#### Data for the task:
────────────────────────────────────────

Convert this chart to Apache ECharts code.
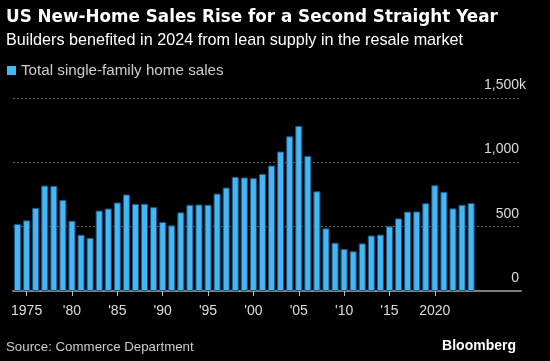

────────────────────────────────────────

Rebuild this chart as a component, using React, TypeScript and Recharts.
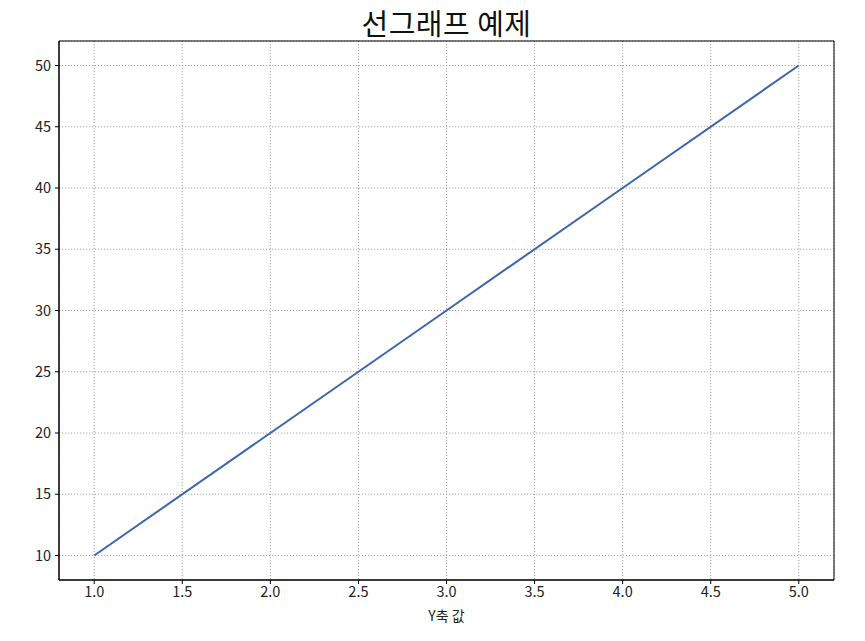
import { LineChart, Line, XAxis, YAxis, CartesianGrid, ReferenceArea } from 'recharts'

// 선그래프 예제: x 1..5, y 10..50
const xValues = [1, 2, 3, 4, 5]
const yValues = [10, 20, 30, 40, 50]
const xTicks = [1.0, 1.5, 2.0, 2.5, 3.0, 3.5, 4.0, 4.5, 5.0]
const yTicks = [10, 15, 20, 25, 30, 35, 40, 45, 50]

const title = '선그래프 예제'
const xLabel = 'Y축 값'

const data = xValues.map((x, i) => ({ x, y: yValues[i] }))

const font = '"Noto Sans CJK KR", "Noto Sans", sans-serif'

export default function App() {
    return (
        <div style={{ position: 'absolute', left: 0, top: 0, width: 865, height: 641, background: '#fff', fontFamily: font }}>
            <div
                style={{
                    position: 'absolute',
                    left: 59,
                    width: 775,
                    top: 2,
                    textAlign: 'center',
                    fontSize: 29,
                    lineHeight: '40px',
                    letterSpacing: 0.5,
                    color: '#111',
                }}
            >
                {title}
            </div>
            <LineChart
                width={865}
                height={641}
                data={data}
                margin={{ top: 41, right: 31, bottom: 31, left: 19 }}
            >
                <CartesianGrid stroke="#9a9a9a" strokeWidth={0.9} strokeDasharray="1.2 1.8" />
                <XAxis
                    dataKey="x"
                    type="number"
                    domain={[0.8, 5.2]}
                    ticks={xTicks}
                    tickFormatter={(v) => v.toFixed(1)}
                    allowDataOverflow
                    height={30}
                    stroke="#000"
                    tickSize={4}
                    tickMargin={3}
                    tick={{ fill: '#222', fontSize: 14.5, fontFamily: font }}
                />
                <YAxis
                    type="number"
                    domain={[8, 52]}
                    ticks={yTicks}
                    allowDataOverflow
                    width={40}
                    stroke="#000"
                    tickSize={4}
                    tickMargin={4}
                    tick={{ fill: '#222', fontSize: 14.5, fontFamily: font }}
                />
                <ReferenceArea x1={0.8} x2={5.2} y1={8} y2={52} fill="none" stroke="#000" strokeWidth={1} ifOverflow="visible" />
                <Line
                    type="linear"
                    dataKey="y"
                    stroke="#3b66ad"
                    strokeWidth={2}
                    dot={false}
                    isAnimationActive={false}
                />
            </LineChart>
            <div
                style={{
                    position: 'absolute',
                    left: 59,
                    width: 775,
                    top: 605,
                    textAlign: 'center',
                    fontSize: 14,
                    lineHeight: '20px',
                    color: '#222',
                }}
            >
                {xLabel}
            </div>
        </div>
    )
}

────────────────────────────────────────

#### Exercise prompt:
Only the number is wanted: how many lines in the data include the word "this"?

#### Completed task:
2